Thursday, September 04, 2003

Stupid Cajun Joke of the Day

Tuseau called the airlines information desk and inquired, "How long does it take to fly from New Orleans to Lafayette?" "Just a minute," said the busy clerk. "Oh my God," said Tuseau, "if it has to go dat fast, I tink I'll just take da bus."
"I read the news today, oh boy..."

• In Starke, Florida, former minister Paul Hill was executed for the 1994 murder of an abortion doctor, the first in the USA to be put to death for "anti-abortion" violence. He was unrepentent to the end, his last words urging others to use necessary force to protect the unborn.

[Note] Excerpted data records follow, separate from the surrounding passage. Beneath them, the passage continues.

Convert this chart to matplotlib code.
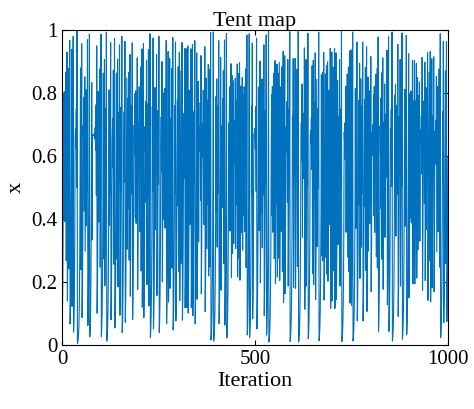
import matplotlib
matplotlib.use("Agg")
import matplotlib.pyplot as plt
import numpy as np

# tent map parameters (the chart's definition)
mu = 1.999
x0 = 0.1
n_iter = 1000

x = [x0]
for _ in range(n_iter - 1):
    v = x[-1]
    x.append(mu * v if v < 0.5 else mu * (1 - v))
iterations = np.arange(1, n_iter + 1)

plt.rcParams['font.family'] = ['Liberation Serif', 'DejaVu Serif']
fig = plt.figure(figsize=(4.74, 4.09), dpi=100)
ax = fig.add_axes([62 / 474, 1 - 345 / 409, 386 / 474, 315 / 409])
ax.plot(iterations, x, color='#0072BD', linewidth=0.8)
ax.set_xlim(0, 1000)
ax.set_ylim(0, 1)
ax.set_xticks([0, 500, 1000])
ax.set_yticks([0, 0.2, 0.4, 0.6, 0.8, 1])
ax.set_yticklabels(['0', '0.2', '0.4', '0.6', '0.8', '1'])
ax.tick_params(direction='in', labelsize=15, top=True, right=True)
ax.set_title('Tent map', fontsize=16, pad=3)
ax.set_xlabel('Iteration', fontsize=16, labelpad=2)
ax.set_ylabel('x', fontsize=16)
fig.savefig('out.png', dpi=100)
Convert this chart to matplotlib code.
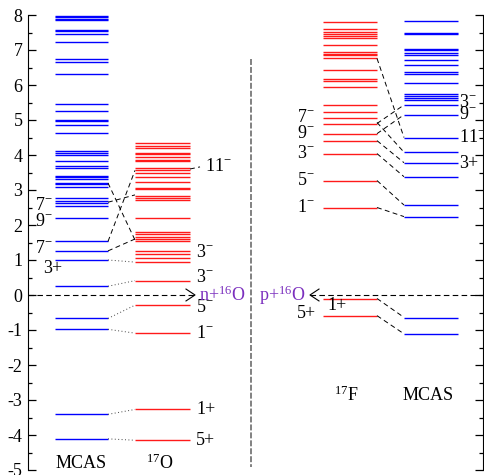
import matplotlib
matplotlib.use("Agg")
import matplotlib.pyplot as plt
from matplotlib.ticker import MultipleLocator

plt.rcParams['font.family'] = ['Liberation Serif', 'DejaVu Serif']
plt.rcParams['mathtext.fontset'] = 'custom'
plt.rcParams['mathtext.rm'] = 'Liberation Serif'
plt.rcParams['mathtext.it'] = 'Liberation Serif:italic'
plt.rcParams['axes.unicode_minus'] = False

# energinivaer (MeV) relativt troskeln
mcas_n = [7.96, 7.93, 7.90, 7.85, 7.56, 7.54, 7.45, 7.24, 6.74, 6.65, 6.31,
          5.46, 5.27, 5.01, 4.98, 4.86, 4.63, 4.12, 4.06, 4.00, 3.82, 3.69,
          3.64, 3.41, 3.36, 3.31, 3.20, 3.16, 3.10, 2.76, 2.69, 2.64, 2.53,
          2.19, 1.53, 1.26, 1.00, 0.25, -0.67, -0.98, -3.41, -4.11]
o17 = [4.33, 4.27, 4.21, 4.06, 4.03, 3.93, 3.85, 3.82, 3.63, 3.58, 3.49,
       3.38, 3.24, 3.07, 3.03, 2.84, 2.77, 2.71, 2.21, 1.80, 1.75, 1.67,
       1.60, 1.55, 1.26, 1.17, 1.06, 0.94, 0.41, -0.29, -1.09, -3.27, -4.15]
f17 = [7.81, 7.61, 7.51, 7.46, 7.41, 7.35, 7.15, 6.95, 6.90, 6.85, 6.76,
       6.43, 6.17, 6.11, 5.95, 5.44, 5.22, 5.07, 4.90, 4.61, 4.41, 4.04,
       3.27, 2.50, -0.10, -0.59]
mcas_p = [7.83, 7.49, 7.45, 7.04, 6.99, 6.92, 6.85, 6.71, 6.56, 6.37, 6.32,
          6.07, 5.74, 5.69, 5.64, 5.57, 5.43, 5.15, 4.50, 4.08, 3.78, 3.38,
          2.57, 2.24, -0.66, -1.11]

# kopplingar (fran, till)
dash_n = [(3.20, 1.57), (2.65, 2.86), (1.53, 3.56), (1.26, 1.60)]
dot_n = [(1.00, 0.94), (0.25, 0.41), (-0.67, -0.29), (-0.98, -1.09),
         (-3.41, -3.27), (-4.11, -4.15)]
dash_p = [(6.76, 4.50), (4.90, 5.43), (4.61, 5.15), (4.93, 4.08),
          (4.41, 3.78), (4.04, 3.38), (3.27, 2.57), (2.50, 2.24),
          (-0.10, -0.64), (-0.59, -1.11)]

# etiketter (text, energi)
lab_mcas_n = [("7$^{-}$", 2.55), ("9$^{-}$", 2.10), ("7$^{-}$", 1.33), ("3+", 0.76)]
lab_o17 = [("11$^{-}$", 3.68), ("3$^{-}$", 1.22), ("3$^{-}$", 0.51),
           ("5$^{-}$", -0.36), ("1$^{-}$", -1.10), ("1+", -3.27), ("5+", -4.15)]
lab_f17 = [("7$^{-}$", 5.07), ("9$^{-}$", 4.61), ("3$^{-}$", 4.03),
           ("5$^{-}$", 3.27), ("1$^{-}$", 2.50), ("5+", -0.53)]
lab_mcas_p = [("3$^{-}$", 5.50), ("9$^{-}$", 5.17), ("11$^{-}$", 4.50), ("3+", 3.75)]

# kolumner i pixelkoordinater
cL = (55, 108)
cO = (135, 190)
cF = (323, 377)
cR = (404, 458)
blue = '#0000ff'
red = '#ff1a1a'
purple = '#7b2fbe'

fig = plt.figure(figsize=(4.84, 4.75), dpi=100)
ax = fig.add_axes([28 / 484, 5 / 475, 455 / 484, 455 / 475])
ax.set_xlim(28, 483)
ax.set_ylim(-5, 8)

ax.hlines(mcas_n, cL[0], cL[1], colors=blue, lw=1.0)
ax.hlines(o17, cO[0], cO[1], colors=red, lw=1.0)
ax.hlines(f17, cF[0], cF[1], colors=red, lw=1.0)
ax.hlines(mcas_p, cR[0], cR[1], colors=blue, lw=1.0)

for a, b in dash_n:
    ax.plot([cL[1], cO[0]], [a, b], color='k', lw=0.7, ls=(0, (5, 3.5)))
for a, b in dot_n:
    ax.plot([cL[1], cO[0]], [a, b], color='#444444', lw=0.7, ls=(0, (1, 2.5)))
for a, b in dash_p:
    ax.plot([cF[1], cR[0]], [a, b], color='k', lw=0.7, ls=(0, (5, 3.5)))
# streck till 11-
ax.plot([cO[1], 200], [3.60, 3.66], color='k', lw=0.7, ls=(0, (5, 3.5)))

# trosklar med pilar
ax.plot([28, 194], [0, 0], color='k', lw=0.8, ls=(0, (5, 3)))
ax.plot([186, 195, 186], [0.17, 0, -0.17], color='k', lw=0.8)
ax.plot([310, 483], [0, 0], color='k', lw=0.8, ls=(0, (5, 3)))
ax.plot([319, 310, 319], [0.17, 0, -0.17], color='k', lw=0.8)

# vertikal avdelare
ax.plot([251, 251], [6.75, -4.9], color='#777777', lw=1.3, ls=(0, (3.3, 1.1)))

fs = 13
for t, e in lab_mcas_n:
    ax.text(35 if t != "3+" else 43, e, t, fontsize=fs, va='center', ha='left')
for t, e in lab_o17:
    x = 205 if t.startswith("11") else 196
    ax.text(x, e, t, fontsize=fs, va='center', ha='left')
for t, e in lab_f17:
    ax.text(297, e, t, fontsize=fs, va='center', ha='left')
ax.text(327, -0.30, "1+", fontsize=fs, va='center', ha='left')
for t, e in lab_mcas_p:
    ax.text(459, e, t, fontsize=fs, va='center', ha='left')

ax.text(199, 0, "n+$^{16}$O", fontsize=fs, color=purple, va='center', ha='left')
ax.text(259, 0, "p+$^{16}$O", fontsize=fs, color=purple, va='center', ha='left')
ax.text(81, -4.82, "MCAS", fontsize=fs, va='center', ha='center')
ax.text(160, -4.82, "$^{17}$O", fontsize=fs, va='center', ha='center')
ax.text(346, -2.87, "$^{17}$F", fontsize=fs, va='center', ha='center')
ax.text(428, -2.87, "MCAS", fontsize=fs, va='center', ha='center')

ax.spines['top'].set_visible(False)
ax.spines['bottom'].set_visible(False)
ax.set_xticks([])
ax.yaxis.set_major_locator(MultipleLocator(1))
ax.yaxis.set_minor_locator(MultipleLocator(0.5))
ax.tick_params(axis='y', which='both', direction='in', left=True, right=True,
               labelleft=True, labelright=False, labelsize=fs, pad=4)
ax.tick_params(axis='y', which='major', length=6, width=0.9)
ax.tick_params(axis='y', which='minor', length=3, width=0.9)

fig.savefig("out.png", dpi=100)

Blaming the pro-life movement for such fringe activities, is like blaming Gandhi or Martin Luther King for the race riots in the late 1960s.

• In Iraq, the role of keeping the peace is being transferred from USA forces to those of eight other countries, among them Great Britain, Poland, and Spain. Now they can blame somebody else for not being able to get the Iraqi people to stop picking on each other and grow the @#$% up!

• To celebrate the 75th anniversary of the discovery of penicillin, the British Royal Society of Chemistry is having a contest, whereby entrants send in pictures of mold growing in a coffee mug. (Did I mention I'm allergic to penicillin?)

• Festivities in the Nation's capital to open the professional football season begin today, with a big-@$$ shindig on the Mall, featuring Aerosmith and Britney Spears. Roads will be blocked, some Federal employees will go home early (but not yours truly), and the subway will run later than usual. As for me, I'll celebrate in the usual fashion. Yeah, you right!